China is pushing for technological dominance in strategic sectors from artificial intelligence to blockchain. The Communist Republic has thrown its weight behind blockchain and assumed a leading position in the nascent technology. As China forges ahead with its blockchain aspirations, has it left the rest of the world behind? How did China get to where it is as far as blockchain technology is concerned? Does China know something that the rest of the world doesn’t?
China and its blockchain dominance
China has long been considered an imitator of technology. To move away from this negative view, the world’s second-biggest economy has identified technologies it wants to invest time and effort in. Blockchain is one of those technologies. These are some of the reasons why China is leading the blockchain race.
The Chinese government, led by President Xi Jinping, is blockchain-friendly despite a hostile stance against bitcoin and cryptocurrencies. Bitcoin is the first successful application of blockchain.

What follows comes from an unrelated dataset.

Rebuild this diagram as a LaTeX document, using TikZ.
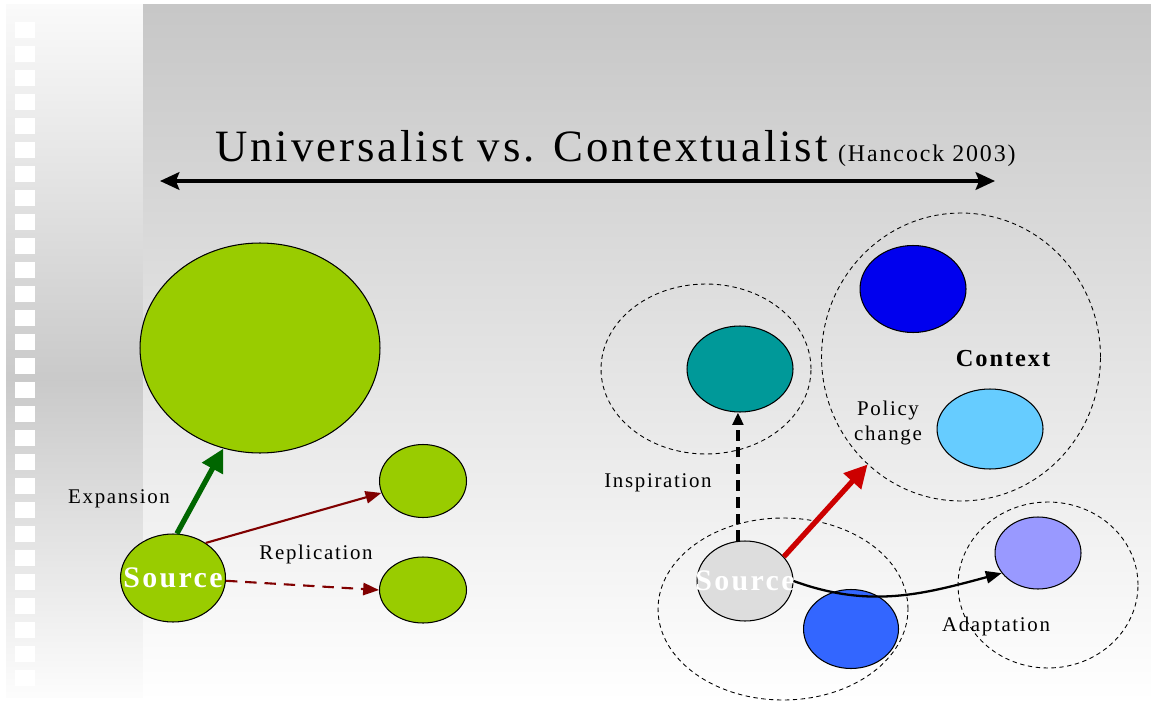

In 2019, President Jinping gave a speech in which he sang the praises of blockchain and tasked his country to take a lead in the advancement of the emerging technology. He said his country should “seize the opportunity” presented by blockchain as the technology could benefit several industries such as education, finance, and healthcare.
President Jinping’s call for his country to support blockchain research, development, and standardization cannot be taken for granted. He is the first leader from a major economy to publicly endorse blockchain technology. His speech fueled an already super-charged distributed ledger technology sector in his country.

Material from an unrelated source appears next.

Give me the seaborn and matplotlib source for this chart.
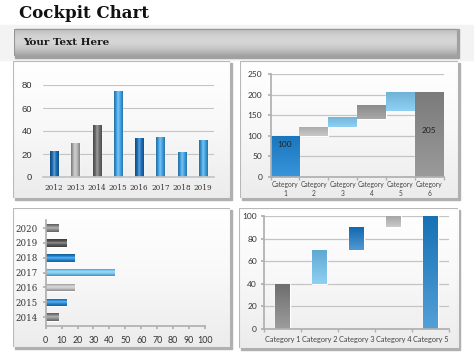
import numpy as np
import matplotlib
matplotlib.use("Agg")
import matplotlib.pyplot as plt
import seaborn as sns
from matplotlib.colors import LinearSegmentedColormap, to_rgb
from matplotlib.patches import Rectangle

# ---------------- data ----------------
years_top = ["2012", "2013", "2014", "2015", "2016", "2017", "2018", "2019"]
values_top = [23, 30, 45, 75, 34, 35, 22, 32]
colors_top = ["#1b6fb8", "#b8b8b8", "#6e6e6e", "#3fa7ea", "#1a72bf",
              "#3ea3e6", "#3ea3e6", "#3ea3e6"]

wf_categories = ["Category\n1", "Category\n2", "Category\n3",
                 "Category\n4", "Category\n5", "Category\n6"]
wf_bottom = [0, 100, 120, 140, 160, 0]
wf_top = [100, 120, 145, 175, 205, 205]
wf_colors = ["#1e86d6", "#c2c2c2", "#80caf4", "#9c9c9c", "#80caf4", "#8c8c8c"]
wf_label_text = ["100", "", "", "", "", "205"]
wf_label_y = [78, 0, 0, 0, 0, 112]

hb_years = ["2020", "2019", "2018", "2017", "2016", "2015", "2014"]
hb_values = [8, 13, 18, 43, 18, 13, 8]
hb_colors = ["#8c8c8c", "#5a5a5a", "#1e88d8", "#74c6f2", "#c4c4c4", "#1e88d8", "#8c8c8c"]

fl_categories = ["Category 1", "Category 2", "Category 3", "Category 4", "Category 5"]
fl_bottom = [0, 40, 70, 90, 0]
fl_top = [40, 70, 90, 100, 100]
fl_colors = ["#7c7c7c", "#6cc0f0", "#1676c6", "#b8b8b8", "#1a80cc"]

# ---------------- helpers ----------------
W, H = 474, 355


def box(x0, y0, x1, y1):
    return [x0 / W, 1 - y1 / H, (x1 - x0) / W, (y1 - y0) / H]


def mix(c, t, amt):
    c = np.array(to_rgb(c)); t = np.array(to_rgb(t))
    return tuple(c * (1 - amt) + t * amt)


def grad_patch(ax, patch, stops, along="y"):
    x0, y0 = patch.get_x(), patch.get_y()
    w, h = patch.get_width(), patch.get_height()
    cmap = LinearSegmentedColormap.from_list("g", stops)
    v = np.linspace(0, 1, 64)
    arr = v.reshape(-1, 1) if along == "y" else v.reshape(1, -1)
    im = ax.imshow(arr, cmap=cmap, extent=[x0, x0 + w, y0, y0 + h], origin="lower",
                   aspect="auto", interpolation="bilinear", zorder=patch.get_zorder() + 0.1)
    im.set_clip_path(patch)


def cylinder_stops(c):
    return [(0, mix(c, "black", 0.35)), (0.3, c), (0.45, mix(c, "white", 0.35)),
            (0.7, c), (1, mix(c, "black", 0.3))]


sns.set_theme(style="white")
plt.rcParams["font.family"] = ["Liberation Sans", "DejaVu Sans"]

fig = plt.figure(figsize=(4.74, 3.55), dpi=100, facecolor="white")

# header strip + title
fig.add_artist(Rectangle((0, 1 - 60 / H), 1, 35 / H, transform=fig.transFigure,
                         color="#f3f3f3", zorder=-5))
fig.text(19 / W, 1 - 14 / H, "Cockpit Chart", fontsize=12, fontweight="bold",
         family="DejaVu Serif", va="center", ha="left", color="#111111")

# banner
fig.add_artist(Rectangle((15 / W, 1 - 57.5 / H), 444 / W, 28 / H, transform=fig.transFigure,
                         color="#a0a0a0", zorder=-1))
bax = fig.add_axes(box(14, 29, 457, 56), zorder=0)
gb = LinearSegmentedColormap.from_list("b", ["#a2a2a2", "#c4c4c4", "#d6d6d6", "#d2d2d2", "#bdbdbd"])
bax.imshow(np.linspace(0, 1, 64).reshape(-1, 1), cmap=gb, aspect="auto", extent=[0, 1, 0, 1],
           origin="lower")
bax.set_xlim(0, 1); bax.set_ylim(0, 1); bax.axis("off")
bax.add_patch(Rectangle((0, 0), 1, 1, fill=False, edgecolor="#969696", lw=0.8,
                        transform=bax.transAxes))
bax.text(0.02, 0.5, "Your Text Here", fontsize=7.5, fontweight="bold", family="DejaVu Serif",
         va="center", ha="left", color="#1a1a1a")

# panels
panel_boxes = [(13, 61, 230, 198), (240, 61, 458, 198), (13, 208, 230, 347), (239, 208, 458, 348)]
gp = LinearSegmentedColormap.from_list("p", ["#ececec", "#f8f8f8", "#ffffff"])
for (x0, y0, x1, y1) in panel_boxes:
    fig.add_artist(Rectangle(((x0 + 2) / W, 1 - (y1 + 2) / H), (x1 - x0) / W, (y1 - y0) / H,
                             transform=fig.transFigure, color="#b0b0b0", zorder=-1))
    pax = fig.add_axes(box(x0, y0, x1, y1), zorder=0)
    pax.imshow(np.linspace(0, 1, 64).reshape(-1, 1), cmap=gp, aspect="auto",
               extent=[0, 1, 0, 1], origin="lower")
    pax.set_xlim(0, 1); pax.set_ylim(0, 1); pax.axis("off")
    pax.add_patch(Rectangle((0, 0), 1, 1, fill=False, edgecolor="#b8b8b8", lw=0.8,
                            transform=pax.transAxes))

grid_c = "#c4c4c4"
lab_c = "#333333"
cat_font = "Lato"

# ---------- top-left: cylinder columns ----------
ax1 = fig.add_axes(box(43.4, 85, 213.6, 177), zorder=1)
ax1.patch.set_alpha(0)
sns.barplot(x=years_top, y=values_top, hue=years_top, palette=colors_top, width=0.38,
            legend=False, ax=ax1, saturation=1, zorder=2)
for p, c in zip(ax1.patches, colors_top):
    grad_patch(ax1, p, cylinder_stops(c), along="x")
ax1.set_xlim(-0.5, len(years_top) - 0.5)
ax1.set_ylim(0, 80)
ax1.set_yticks([0, 20, 40, 60, 80])
ax1.yaxis.grid(True, color=grid_c, lw=0.8)
ax1.set_axisbelow(True)
for s in ["top", "right", "left"]:
    ax1.spines[s].set_visible(False)
ax1.spines["bottom"].set_color(grid_c)
ax1.tick_params(axis="y", length=0, pad=8, labelsize=6.8, labelcolor=lab_c)
ax1.tick_params(axis="x", length=0, pad=5, labelsize=5.2, labelcolor=lab_c)
for t in ax1.get_xticklabels():
    t.set_family("DejaVu Serif")
ax1.set_xlabel(""); ax1.set_ylabel("")

# ---------- top-right: waterfall ----------
ax2 = fig.add_axes(box(270.5, 74, 443.5, 176.7), zorder=1)
ax2.patch.set_alpha(0)
wf_heights = [t - b for t, b in zip(wf_top, wf_bottom)]
sns.barplot(x=wf_categories, y=wf_heights, hue=wf_categories, palette=wf_colors, width=1.0,
            legend=False, ax=ax2, saturation=1, zorder=2)
for p, b, c in zip(ax2.patches, wf_bottom, wf_colors):
    p.set_y(b)
    grad_patch(ax2, p, [mix(c, "white", 0.12), mix(c, "black", 0.12)], along="y")
for i, (txt, y) in enumerate(zip(wf_label_text, wf_label_y)):
    if txt:
        ax2.text(i, y, txt, ha="center", va="center", fontsize=6, color="#222222", zorder=5,
                 family=cat_font)
ax2.set_xlim(-0.5, len(wf_categories) - 0.5)
ax2.set_ylim(0, 250)
ax2.set_yticks(range(0, 251, 50))
ax2.yaxis.grid(True, color=grid_c, lw=0.9)
ax2.set_axisbelow(True)
for s in ["top", "right"]:
    ax2.spines[s].set_visible(False)
ax2.spines["left"].set_color("#b0b0b0")
ax2.spines["bottom"].set_color("#b0b0b0")
ax2.set_xticks(np.arange(-0.5, len(wf_categories), 1.0), minor=True)
ax2.tick_params(axis="x", which="minor", length=2.5, color="#b0b0b0", bottom=True)
ax2.tick_params(axis="x", which="major", length=0, pad=3, labelsize=4.8, labelcolor="#444444")
ax2.tick_params(axis="y", length=2, color="#b0b0b0", left=True, pad=4, labelsize=6,
                labelcolor=lab_c)
for t in ax2.get_xticklabels():
    t.set_linespacing(1.4)
    t.set_family(cat_font)
for t in ax2.get_yticklabels():
    t.set_family(cat_font)
ax2.set_xlabel(""); ax2.set_ylabel("")

# ---------- bottom-left: horizontal cylinders ----------
ax3 = fig.add_axes(box(45.7, 220, 205, 326), zorder=1)
ax3.patch.set_alpha(0)
sns.barplot(y=hb_years, x=hb_values, hue=hb_years, palette=hb_colors, width=0.5, orient="h",
            legend=False, ax=ax3, saturation=1, zorder=2)
for p, c in zip(ax3.patches, hb_colors):
    grad_patch(ax3, p, cylinder_stops(c), along="y")
ax3.set_xlim(0, 100)
ax3.set_xticks(range(0, 101, 10))
ax3.set_ylim(len(hb_years) - 0.4, -0.55)
for s in ["top", "right"]:
    ax3.spines[s].set_visible(False)
ax3.spines["left"].set_color("#b0b0b0")
ax3.spines["bottom"].set_color("#b0b0b0")
ax3.tick_params(axis="x", length=2, color="#b0b0b0", bottom=True, pad=5, labelsize=6.4,
                labelcolor=lab_c)
ax3.tick_params(axis="y", length=2, color="#b0b0b0", left=True, pad=4, labelsize=6.2,
                labelcolor=lab_c)
for t in ax3.get_yticklabels():
    t.set_family("DejaVu Serif")
for t in ax3.get_xticklabels():
    t.set_family(cat_font)
ax3.set_xlabel(""); ax3.set_ylabel("")

# ---------- bottom-right: floating bars ----------
ax4 = fig.add_axes(box(264, 216, 449, 329), zorder=1)
ax4.patch.set_alpha(0)
fl_heights = [t - b for t, b in zip(fl_top, fl_bottom)]
sns.barplot(x=fl_categories, y=fl_heights, hue=fl_categories, palette=fl_colors, width=0.4,
            legend=False, ax=ax4, saturation=1, zorder=2)
for p, b, c in zip(ax4.patches, fl_bottom, fl_colors):
    p.set_y(b)
    grad_patch(ax4, p, [mix(c, "white", 0.25), mix(c, "black", 0.12)], along="y")
ax4.set_xlim(-0.5, len(fl_categories) - 0.5)
ax4.set_ylim(0, 100)
ax4.set_yticks(range(0, 101, 20))
ax4.yaxis.grid(True, color=grid_c, lw=0.9)
ax4.set_axisbelow(True)
for s in ["top", "right"]:
    ax4.spines[s].set_visible(False)
ax4.spines["left"].set_color("#b0b0b0")
ax4.spines["bottom"].set_color("#b0b0b0")
ax4.set_xticks(np.arange(-0.5, len(fl_categories), 1.0), minor=True)
ax4.tick_params(axis="x", which="minor", length=2.5, color="#b0b0b0", bottom=True)
ax4.tick_params(axis="x", which="major", length=0, pad=5, labelsize=5.3, labelcolor="#444444")
ax4.tick_params(axis="y", length=2, color="#b0b0b0", left=True, pad=3, labelsize=6,
                labelcolor=lab_c)
for t in ax4.get_xticklabels() + ax4.get_yticklabels():
    t.set_family(cat_font)
ax4.set_xlabel(""); ax4.set_ylabel("")

fig.savefig("out.png", dpi=100, facecolor="white")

While China sees blockchain as an “important breakthrough,” other countries are yet to take a solid position on blockchain.
Central Bank Digital Currency (CBDC)
China’s central bank, the People’s Bank of China (PBoC) is ramping up efforts to create a central bank digital currency (CBDC). The state-issued digital currency, which is still in the pilot stage, could potentially replace cash with a blockchain-based solution.
China might have a different motive for developing the digital currency. According to a report published by the Foundation for Defense of Democracies (FDD), U.S. adversaries are turning to blockchain technology for sanction relief. China, alongside countries such as Iran, Russia, and Venezuela, is trying to build a new payment system outside the U.S. dollar. China intends to undermine the U.S. economic influence aided by the use of the dollar as the world’s reserve currency.
While other countries have shown the willingness to develop national digital currencies, a handful are doing so at the pace of China. China accelerated the development of its national digital currency after social network giant Facebook announced the Libra project. Libra was described as a stablecoin tied to a basket of major fiat currencies such as the dollar, Euro, British Pound, Japanese Yen, and more.
America was not pleased. Facebook CEO Mark Zuckerberg received criticism from several U.S. lawmakers for the proposed Libra stablecoin. Other European countries such as France joined the chorus in shooting Libra down. The U.S. President Donald Trump tweeted that he is “not a fan” of cryptocurrencies.
U.S. President Donald Trump is not a fan of cryptocurrencies | Credit / Twitter
Cryptocurrency enthusiasts feel that the U.S. and European nations are shunning innovation that China is welcoming with both hands. The rest of the world should not only talk about distributed ledger technology but teach practical blockchain projects that unlock the potential of their citizens.
China Plays a Crucial Role in Bitcoin Mining
A 2019 report by CoinShares suggested that Chinese miners account for roughly 65 percent of the bitcoin hashrate. The province of Sichuan alone accounts for 54 percent of the global hashrate. Although this figure is expected to fall as other markets lay their hands on the latest-generation mining equipment, China already has a stronghold in the sector. Chinese miners enjoy the lion’s share of the network hashrate due to the availability of cheap electricity and affordable resources.
China unbanned cryptocurrency mining after President Jinping called for the country to make advances in blockchain technology.
Bitmain, F2Pool, and Canaan — three major companies accounting for the large portion of bitcoin hashrate — are based in China. The country is also home to Bitmain, Canaan Creatives, and Ebang, which are the leading manufacturers of cryptocurrency mining equipment.
China vs. the world: Blockchain dominance
China’s dominance does not end with Bitcoin but extends to other blockchain protocols. According to EOS Authority, at least 19 percent of the network’s leading block producers are based in China.
Chinese Companies Adopt Blockchain at Lightning Speed
Chinese companies are adopting blockchain technology at high speed. Ledger Insights data show that Chinese firms dominate global blockchain patents. From 2013 to December 2018, companies based in the Asian country filed for 4,435 blockchain patents or 48 percent of the total blockchain patents. The greater number of blockchain patents shows that the country will likely have a bigger influence on the sector.
Blockchain Race Continues
The blockchain race is far from over but China is leaving its competitors behind. The country’s cheap electricity is a big factor in attracting bitcoin miners. The government, which has endorsed blockchain, has made it easy to attract blockchain-focused companies. China is simply seizing the opportunity while other countries are yet to make up their minds. As time flies by, China gains the first-mover advantage and the rest of the world can only play catch up.